I gotta say that I’m not offended as it allows purveyors like 5 star or others like San Diego leather factory
Fill the void , and they both from my experience will give you custom options which is actually for me the
Route I would go anyway, as like my personal custom options, like an interior pocket and maybe a different
Liner.
 

zoomer

Well-Known Member
A & F is the epitome of fickle, trash-fash merchandising. I'm certain the current owners don't choose to represent any image of style or quality to live up to, but just to degrade an old name in a symbolic way - to flaunt the victory of disposable brand culture over the substance of tradition.

Anyone taking cues from A & F had better be in their same throw-away-chic market sector, or else their heads are some ways up their behinds.
 

Bombing IP

Well-Known Member
The Abercrombie and Fitch did a complete turnaround in 1988 when it was bought out ,pre 1988 it was the epitome of exclusivity and high end products for the well heeled .Today its a very different company selling junk and crap a different type of GAP store gone is the wonderful store you could spend all day in and never see it all .Today it makes twice what it paid for the company in a year ,there giving the masses what they want and keeping China Busy at the same time .
 

jdgloverjr

New Member
The Abercrombie and Fitch did a complete turnaround in 1988 when it was bought out ,pre 1988 it was the epitome of exclusivity and high end products for the well heeled .Today its a very different company selling junk and crap a different type of GAP store gone is the wonderful store you could spend all day in and never see it all .Today it makes twice what it paid for the company in a year ,there giving the masses what they want and keeping China Busy at the same time .
I used to enjoy looking at the products from the old A&F, back when they were more of an outfitter type store. Think a high-end Cabelas. I never could afford anything from their product line, but I did enjoy the styling of their clothing. It seemed more traditional mid-century tweeds, etc., if I recall correctly. However, it seems they've hit a downturn, as the local A&F in my shopping mall just now closed up shop one day, with absolutely no notice. Here yesterday, gone today. Good riddance as far as I'm concerned, as the current store was mostly overpriced, hipster junk.
 

Bombing IP

Well-Known Member
There was also a shooting range in the NY store ,I seem to remember an incident with Earnest Hemingway re the range .I will have to research it .

BIP
 

Chandler

Well-Known Member
I wonder who has the old sister brand Von Lengerke & Antoine. They were A & F's Chicago outlet. The Capone mob used to go down to the basement shooting range to try out the latest in heaters. Bob Newhart worked there in the 50s, and has a great story to tell.
I remember going to the A&F Chicago store in the Loop, somewhere in the mid to late '70s. Was that the same store?

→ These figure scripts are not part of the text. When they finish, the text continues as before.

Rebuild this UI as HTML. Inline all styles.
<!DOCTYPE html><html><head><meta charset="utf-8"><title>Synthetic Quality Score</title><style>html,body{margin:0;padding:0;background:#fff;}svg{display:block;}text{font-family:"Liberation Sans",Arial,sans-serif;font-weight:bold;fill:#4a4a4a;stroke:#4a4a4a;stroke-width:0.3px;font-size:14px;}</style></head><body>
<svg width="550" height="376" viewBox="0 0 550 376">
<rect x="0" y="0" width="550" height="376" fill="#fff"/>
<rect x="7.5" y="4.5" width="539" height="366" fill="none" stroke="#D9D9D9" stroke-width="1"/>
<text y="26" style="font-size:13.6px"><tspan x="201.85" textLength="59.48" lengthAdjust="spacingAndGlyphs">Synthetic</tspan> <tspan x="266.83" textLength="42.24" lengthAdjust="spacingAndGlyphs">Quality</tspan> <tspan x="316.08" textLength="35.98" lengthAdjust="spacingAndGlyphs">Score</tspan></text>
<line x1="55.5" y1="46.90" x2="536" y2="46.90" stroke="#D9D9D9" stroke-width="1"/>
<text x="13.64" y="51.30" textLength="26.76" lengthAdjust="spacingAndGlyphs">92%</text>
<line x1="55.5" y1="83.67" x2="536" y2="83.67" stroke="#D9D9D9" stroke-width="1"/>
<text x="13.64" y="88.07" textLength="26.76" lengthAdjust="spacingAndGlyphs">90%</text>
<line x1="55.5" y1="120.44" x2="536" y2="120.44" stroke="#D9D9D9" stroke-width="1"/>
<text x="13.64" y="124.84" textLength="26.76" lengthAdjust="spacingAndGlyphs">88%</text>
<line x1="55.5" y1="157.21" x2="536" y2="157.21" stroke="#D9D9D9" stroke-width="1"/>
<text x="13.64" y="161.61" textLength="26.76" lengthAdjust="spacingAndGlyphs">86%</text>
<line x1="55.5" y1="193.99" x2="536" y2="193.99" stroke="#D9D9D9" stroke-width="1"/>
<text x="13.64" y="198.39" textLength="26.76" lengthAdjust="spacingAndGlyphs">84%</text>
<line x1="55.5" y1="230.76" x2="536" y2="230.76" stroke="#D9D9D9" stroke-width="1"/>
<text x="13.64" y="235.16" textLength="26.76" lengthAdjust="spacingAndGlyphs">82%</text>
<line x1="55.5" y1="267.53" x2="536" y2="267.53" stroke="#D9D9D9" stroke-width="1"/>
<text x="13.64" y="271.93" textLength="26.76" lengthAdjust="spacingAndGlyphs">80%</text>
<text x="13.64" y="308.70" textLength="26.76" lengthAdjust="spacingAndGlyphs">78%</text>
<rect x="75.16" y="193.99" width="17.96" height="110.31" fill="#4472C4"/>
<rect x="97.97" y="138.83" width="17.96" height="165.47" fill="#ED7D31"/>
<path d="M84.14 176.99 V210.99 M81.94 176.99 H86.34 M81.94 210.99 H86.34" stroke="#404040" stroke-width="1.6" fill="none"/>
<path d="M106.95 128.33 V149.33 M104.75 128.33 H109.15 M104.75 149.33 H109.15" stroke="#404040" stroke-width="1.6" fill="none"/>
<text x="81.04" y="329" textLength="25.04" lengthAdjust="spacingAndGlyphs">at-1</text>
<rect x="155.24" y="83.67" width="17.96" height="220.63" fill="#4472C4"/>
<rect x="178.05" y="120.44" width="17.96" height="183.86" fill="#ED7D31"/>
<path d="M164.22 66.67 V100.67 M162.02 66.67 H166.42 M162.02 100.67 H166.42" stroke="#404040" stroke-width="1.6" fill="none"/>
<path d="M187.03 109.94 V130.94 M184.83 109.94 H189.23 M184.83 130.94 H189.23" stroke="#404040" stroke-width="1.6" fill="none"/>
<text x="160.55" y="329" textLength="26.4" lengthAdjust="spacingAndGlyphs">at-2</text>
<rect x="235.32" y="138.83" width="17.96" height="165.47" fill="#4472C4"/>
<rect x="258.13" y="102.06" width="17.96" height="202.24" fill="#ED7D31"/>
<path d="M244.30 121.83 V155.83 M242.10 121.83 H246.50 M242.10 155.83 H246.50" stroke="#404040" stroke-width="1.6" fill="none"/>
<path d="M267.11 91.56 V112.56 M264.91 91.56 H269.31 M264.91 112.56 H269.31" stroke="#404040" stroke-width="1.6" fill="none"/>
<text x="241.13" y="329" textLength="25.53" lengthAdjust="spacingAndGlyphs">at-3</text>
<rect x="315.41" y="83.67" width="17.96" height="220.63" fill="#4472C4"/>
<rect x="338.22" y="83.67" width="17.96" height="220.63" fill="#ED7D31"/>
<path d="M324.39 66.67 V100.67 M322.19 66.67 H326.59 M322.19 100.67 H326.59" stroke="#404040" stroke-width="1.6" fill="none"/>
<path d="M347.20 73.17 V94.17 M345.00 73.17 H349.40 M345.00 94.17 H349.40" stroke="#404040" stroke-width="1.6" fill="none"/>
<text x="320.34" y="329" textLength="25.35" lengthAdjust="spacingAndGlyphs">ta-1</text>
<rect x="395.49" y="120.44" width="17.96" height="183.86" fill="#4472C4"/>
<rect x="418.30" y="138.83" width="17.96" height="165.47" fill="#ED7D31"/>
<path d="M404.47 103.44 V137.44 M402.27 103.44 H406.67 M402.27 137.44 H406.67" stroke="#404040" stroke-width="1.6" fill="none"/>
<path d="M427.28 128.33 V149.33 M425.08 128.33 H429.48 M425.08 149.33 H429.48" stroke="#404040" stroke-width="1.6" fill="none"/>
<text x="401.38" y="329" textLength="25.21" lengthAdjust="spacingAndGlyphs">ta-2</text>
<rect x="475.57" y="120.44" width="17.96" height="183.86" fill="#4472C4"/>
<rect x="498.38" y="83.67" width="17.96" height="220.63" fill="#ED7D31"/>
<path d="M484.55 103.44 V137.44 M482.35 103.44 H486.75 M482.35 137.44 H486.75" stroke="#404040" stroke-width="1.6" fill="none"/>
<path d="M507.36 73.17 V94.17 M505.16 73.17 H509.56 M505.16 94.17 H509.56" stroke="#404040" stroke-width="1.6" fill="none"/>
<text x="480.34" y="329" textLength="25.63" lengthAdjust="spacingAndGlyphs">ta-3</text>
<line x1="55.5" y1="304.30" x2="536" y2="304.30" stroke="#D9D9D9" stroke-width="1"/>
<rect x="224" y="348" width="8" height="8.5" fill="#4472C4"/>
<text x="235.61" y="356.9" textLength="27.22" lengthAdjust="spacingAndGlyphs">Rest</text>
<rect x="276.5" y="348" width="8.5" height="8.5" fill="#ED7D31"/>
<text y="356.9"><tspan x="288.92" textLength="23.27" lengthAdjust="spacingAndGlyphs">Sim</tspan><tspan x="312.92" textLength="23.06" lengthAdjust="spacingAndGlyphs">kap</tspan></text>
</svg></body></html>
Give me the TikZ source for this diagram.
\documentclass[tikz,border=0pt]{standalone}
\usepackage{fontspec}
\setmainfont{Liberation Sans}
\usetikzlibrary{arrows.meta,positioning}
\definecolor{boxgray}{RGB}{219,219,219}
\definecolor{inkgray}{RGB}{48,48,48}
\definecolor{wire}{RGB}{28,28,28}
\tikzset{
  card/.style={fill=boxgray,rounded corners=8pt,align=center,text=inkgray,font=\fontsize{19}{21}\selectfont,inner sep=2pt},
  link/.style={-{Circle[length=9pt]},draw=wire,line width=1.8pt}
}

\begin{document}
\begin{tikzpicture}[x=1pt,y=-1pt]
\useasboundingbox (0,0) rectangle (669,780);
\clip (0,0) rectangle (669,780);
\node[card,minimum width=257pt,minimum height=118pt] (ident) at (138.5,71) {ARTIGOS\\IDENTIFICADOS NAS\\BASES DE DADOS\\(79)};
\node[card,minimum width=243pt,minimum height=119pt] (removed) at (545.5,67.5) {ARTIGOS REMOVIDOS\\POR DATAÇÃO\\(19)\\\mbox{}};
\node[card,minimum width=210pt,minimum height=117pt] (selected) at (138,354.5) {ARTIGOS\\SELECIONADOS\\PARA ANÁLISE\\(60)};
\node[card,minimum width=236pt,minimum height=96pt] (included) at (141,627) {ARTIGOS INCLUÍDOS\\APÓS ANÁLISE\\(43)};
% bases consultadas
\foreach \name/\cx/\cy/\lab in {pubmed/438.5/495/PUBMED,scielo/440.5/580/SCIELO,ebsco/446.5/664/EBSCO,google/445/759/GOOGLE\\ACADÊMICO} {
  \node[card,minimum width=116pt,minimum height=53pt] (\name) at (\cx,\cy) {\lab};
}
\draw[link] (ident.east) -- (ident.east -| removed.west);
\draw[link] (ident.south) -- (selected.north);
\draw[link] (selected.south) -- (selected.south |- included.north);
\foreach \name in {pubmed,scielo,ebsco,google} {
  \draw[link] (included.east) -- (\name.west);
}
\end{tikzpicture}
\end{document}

Surprised my friend and his father didn't mention the range; big outdoors guys. Maybe it was gone by then?
 

zoomer

Well-Known Member
This blog says the VL & A name was phased out in favor of A & F during the '60s. No word about the range.

The blog has some great catalog pages from VL & A, worth checking out.
 

zoomer

Well-Known Member
The Abercrombie and Fitch did a complete turnaround in 1988 when it was bought out ,pre 1988 it was the epitome of exclusivity and high end products for the well heeled .
They were running on hard times since the '70s, having closed their stores.

The 1988 buyout was masterminded by Les (The Limited) Wexner, since notorious for his mentorship of Jeffrey Epstein.